If you are trying to get a confidence interval for the 'population' conversion rate based on $1$ sale among $21$ clicks, you can view this as a confidence interval for a binomial proportion. The relevant Wikipedia page, of @tomi's Comment, discusses several styles of confidence intervals.

In R, the procedure prop.test gives an 'exact' 95% CI $(0.0066, 0.1828)$ based on binomial CDFs (with no normal approximation) as shown below. [The suffix $conf.int shows just the CI.]

prop.test(1, 27, cor=F)$conf.int
[1] 0.006568146 0.182834659
attr(,"conf.level")
[1] 0.95

A Bayesian interval estimate, based on the Jeffries noninformative prior $\mathsf{Beta}(.5,.5),$ is often used as a frequentist CI.

For your data, this 95% CI $(0.0052,0.2018)$ uses quantiles $.025$ and $.975$ of the Bayesian posterior distribution $\mathsf{Beta}(.5+x, .5+n-x) = \mathsf{Beta}(1.5, 20.5).$

qbeta(c(.025, .975), 1.5, 20.5)
[1] 0.005187043 0.201755968

The Wald CI of the form $\hat p \pm 1.96\sqrt{\frac{\hat p(1-\hat p)}{n}},$ where $\hat p = x/n.$ This is an asymptotic interval meant for use with large $n$ and so one does not expect reliable results with $n = 21.$ For your data the Wald CI is taken as $(0, 0.1327),$ suppressing the impossible negative lower limit.

n = 21;  x = 1;  p.h = x/n
CI.wald = p.h + qnorm(c(.025,.975))*sqrt(p.h*(1-p.h)/n)
CI.wald
[1] -0.04346329  0.13870138

Agresti and Coull (1998) proposed a modification of Wald's CI, using point estimate $\tilde p = (x+2)/(n+4)$ to obtain the interval $\tilde p \pm 1.96\sqrt{\frac{\tilde p(1-\tilde p)}{n+4}},$ which has a more reliable 95% coverage probability for small $n$ than the Wald CI.

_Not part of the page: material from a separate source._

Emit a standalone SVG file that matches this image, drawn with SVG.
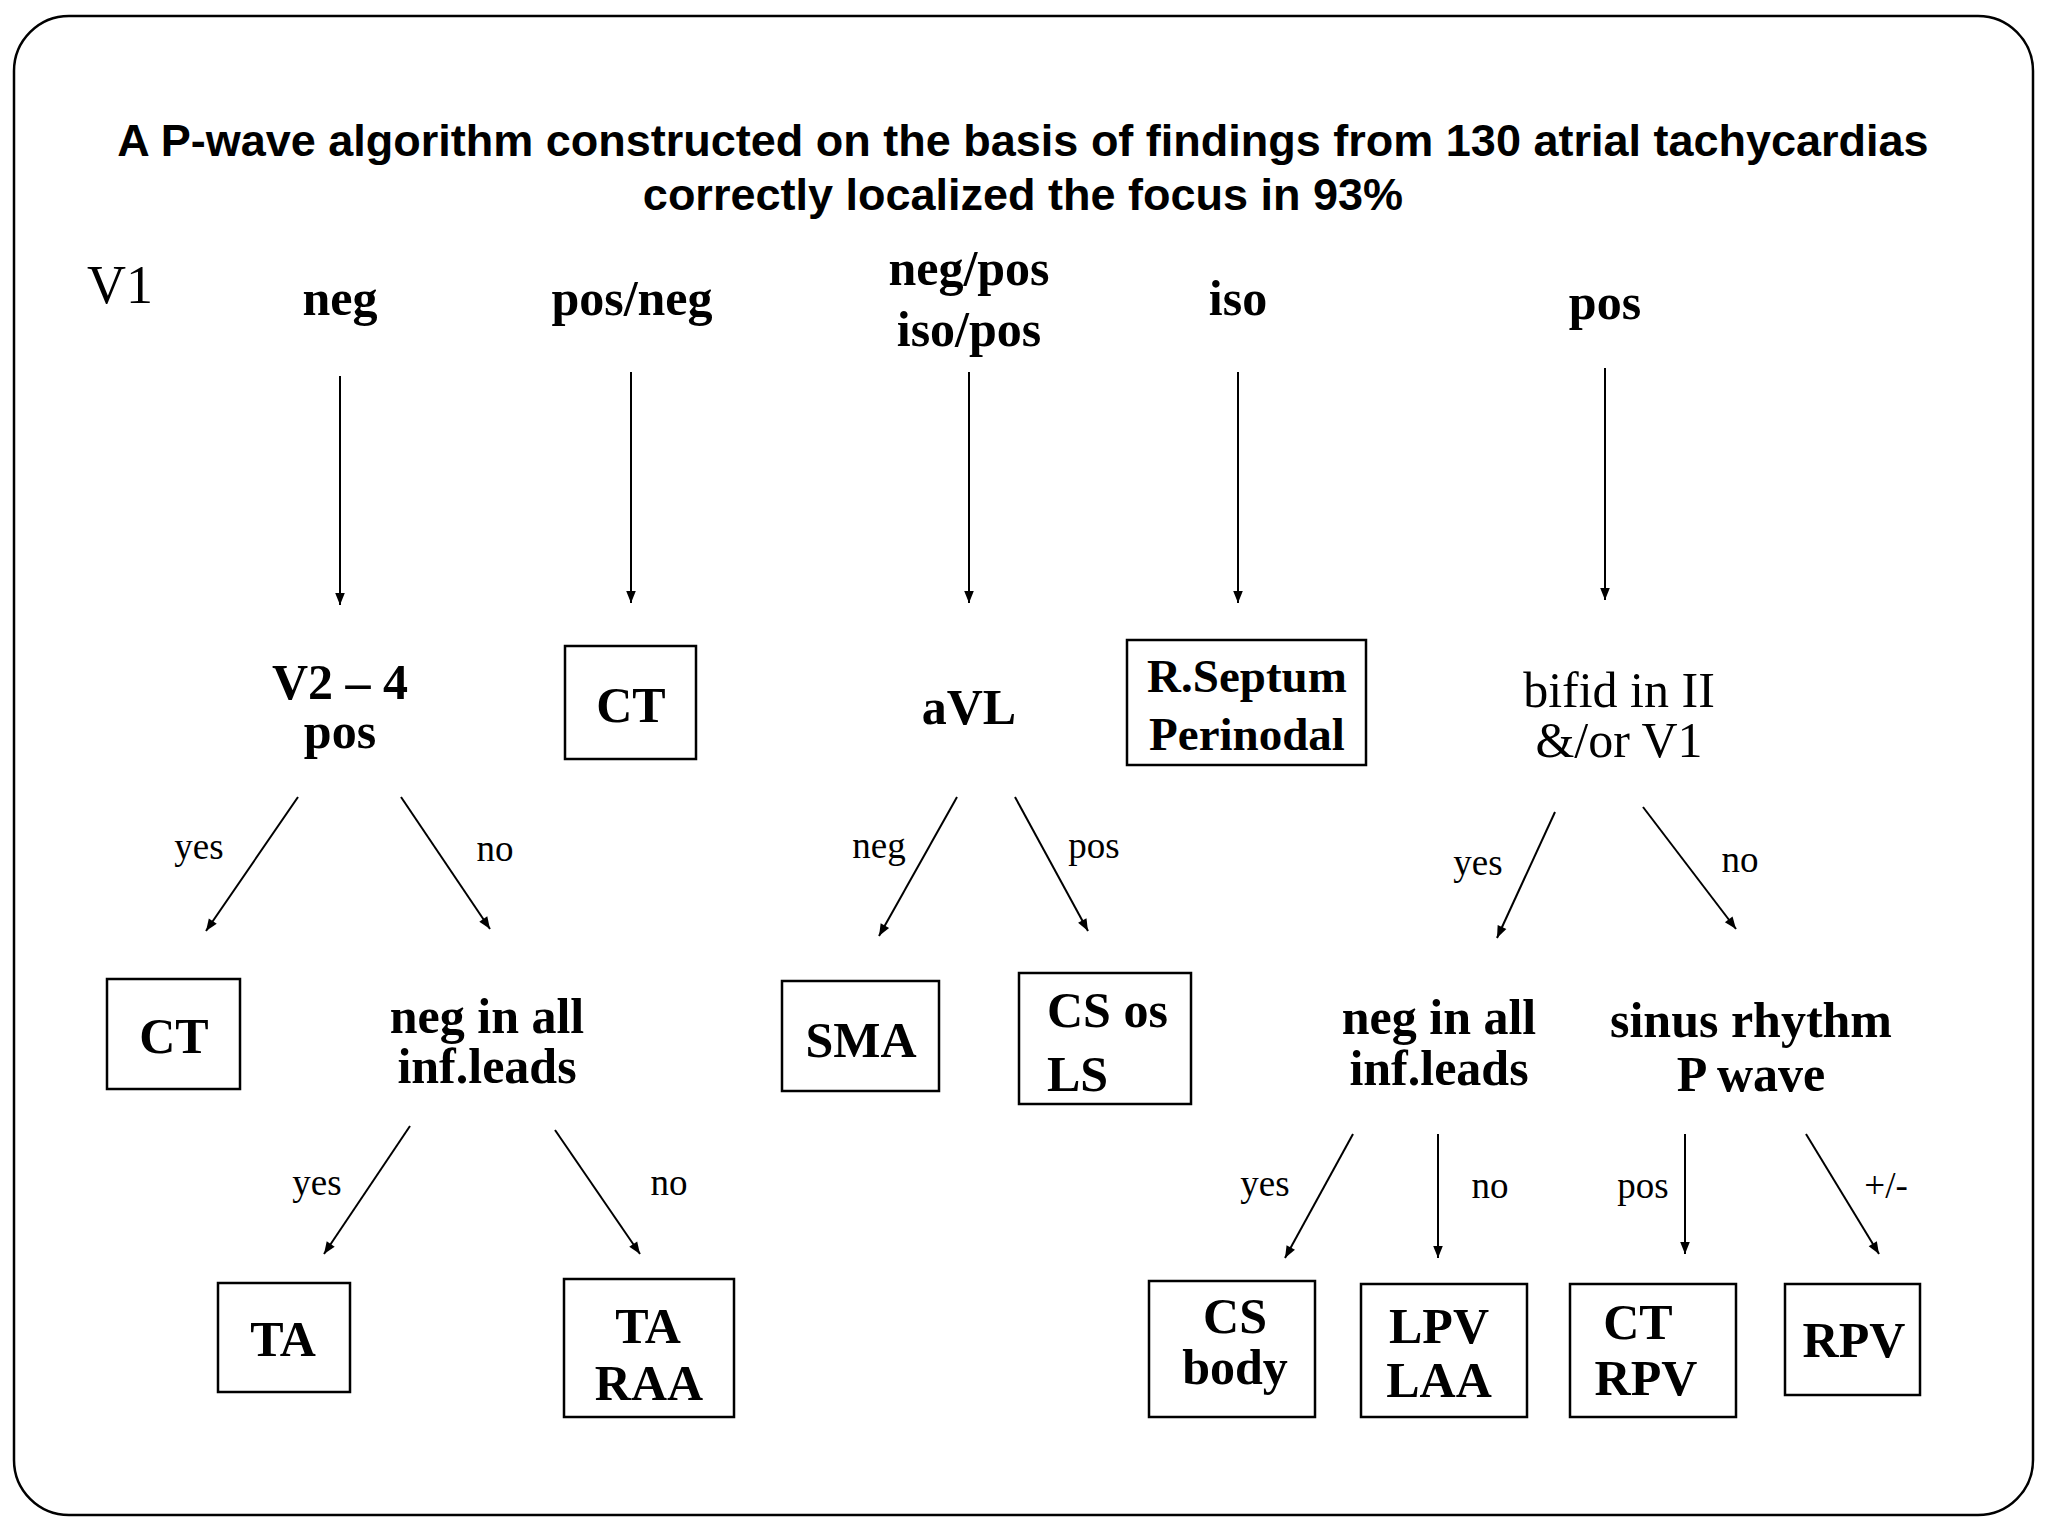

The Agresti interval is currently used in many elementary and intermediate level statistics texts because it gives reasonably good good results and can be computed without specialized software (e.g., using just a mobile phone calculator). For your data, this 95% CI amounts to $(0, 0.2474).$

n = 21;  x = 1;  p.e = (x+2)/(n+4)
CI.ac = p.e + qnorm(c(.025,.975))*sqrt(p.e*(1-p.e)/(n+4))
CI.ac
[1] -0.007382581  0.247382581

Note: I have shown endpoints of 95% CIs to four decimal places to make clear the differences among types of intervals. In practice, with small $n,$ it might be appropriate to show two-place accuracy. To one place: 'Exact', Jeffries, and Agresti intervals are all $(0.0, 0.2).$